In 2015, seeking to help Afghan girls learn coding skills and to empower them both financially and socially, Fereshteh Forough founded Code to Inspire, the first coding school for girls in Afghanistan.
At a dinner discussion in the Wilson College Private Dining Room on Friday, Forough shared her life’s journey, from being born as an Afghan refugee in Iran, to graduating with a master’s degree in computer science from the Technical University of Berlin, to finally founding CTI two years ago.
An after-school program for high school and college-aged young women, CTI currently provides an education in coding, website building, and mobile app development to 80 girls. Located in Herat, Afghanistan's third largest city, CTI provides a safe educational environment with laptops and internet access in a country where less than 10 percent of the population uses the Internet. Forough explained that safety is important for the program because of the political climate in Afghanistan, where it is dangerous for Afghan women to travel alone.

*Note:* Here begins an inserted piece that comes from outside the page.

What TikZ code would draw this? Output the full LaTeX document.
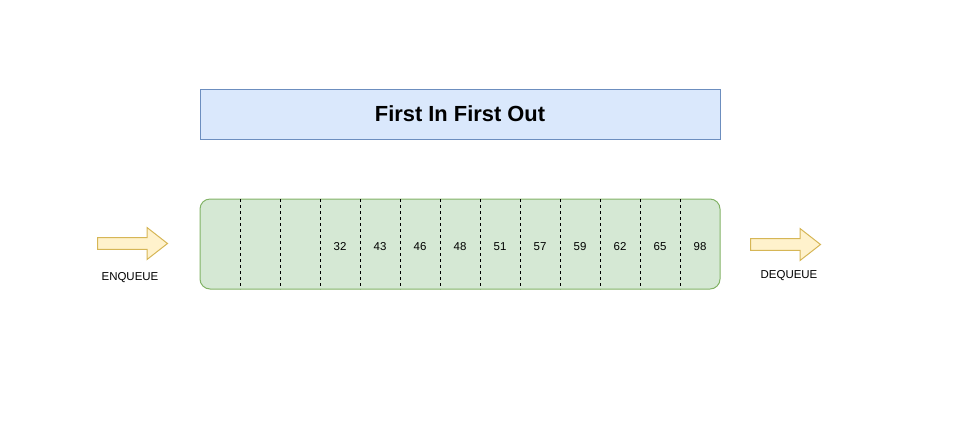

“The families of the girls, especially the fathers and brothers who make most of the decisions for the family, were initially hesitant to send girls to us — they thought the Internet was the devil!” Forough said. However, she explained that after families saw the facilities and met the mentors, most of them became CTI’s biggest advocates, thus helping the program gain wider recognition in the community.
CTI has garnered so much attention that Forough has begun thinking of expanding the program to other cities in Afghanistan, including Kabul. She explained that people from Egypt and other countries in Africa and the Middle East have requested her to found similar schools in their countries. The trouble, though, is that despite being registered as a 501(c)(3) nonprofit that receives funding from tech companies like Google, CTI still requires donations to keep running, according to Borough.
“We opened with $20,000, which is not a lot of money,” she explained.
Forough added that apart from teaching girls to code, CTI also helps them find jobs online. She explained that the technology industry is bigger in the capital city of Kabul than in Herat, making many of the jobs for which CTI students and graduates are qualified only available to them remotely.
“Women [in Herat] have no mobility, it’s often unsafe for them to travel alone to Kabul, and in our culture women don’t live independently in cities, they need a guardian,” Forough explained. She noted that working online erased the geographical and physical barriers to employment while helping women earn money in a safe environment.
Addressing the issue in Afghanistan of women lacking decision-making power in the family, Forough said that women bringing income into the home could help them gain more independence.
“I want to change the way Afghanistan is viewed by the world, and to show that women can add value to their households and to the community,” Forough said of her overarching goals for CTI.
Growing up as the fifth of eight children in a refugee family in Iran, Forough said that she often felt like she was viewed as an unwanted guest in her home country. She explained that the challenges she faced in her childhood gave her the strength to overcome many obstacles later in life. For example, as one of ten girls in an undergraduate computer science classes that had over seventy boys, Forough said she often received nasty letters or entered the classroom to find terrible words scrawled on the blackboard and walls.
“Boys found it hard to accept that a girl was better at coding than them,” she said, noting that when she was appointed a tutor for the class, many boys refused even to show up.
Even as a professor of computer science at Herat University, Forough says she has found that boys did not want to be taught by a female professor. She explained that her male students often did not attend class until they realized that they needed to go to class in order to do well.
Conversely, Forough noticed the girls in her class were often hesitant to ask questions for fear of ridicule. It was this phenomenon, she said, that first inspired her to start CTI.
Forough said she also wants CTI to address the societal trend by which women who graduated with a degree in computer science are less likely than men to be hired by employers. In discussing this trend, the educator cited her own example of being unable to find projects as a woman in her field. Many women become teachers in schools instead of entering the technology industry, she explained.
Through CTI, Forough hopes to make it more acceptable for women not only to study computer science but also to work in the tech industry and gain higher financial and social status through their work.
“I want to show that everyone can code, regardless of their gender,” Forough said.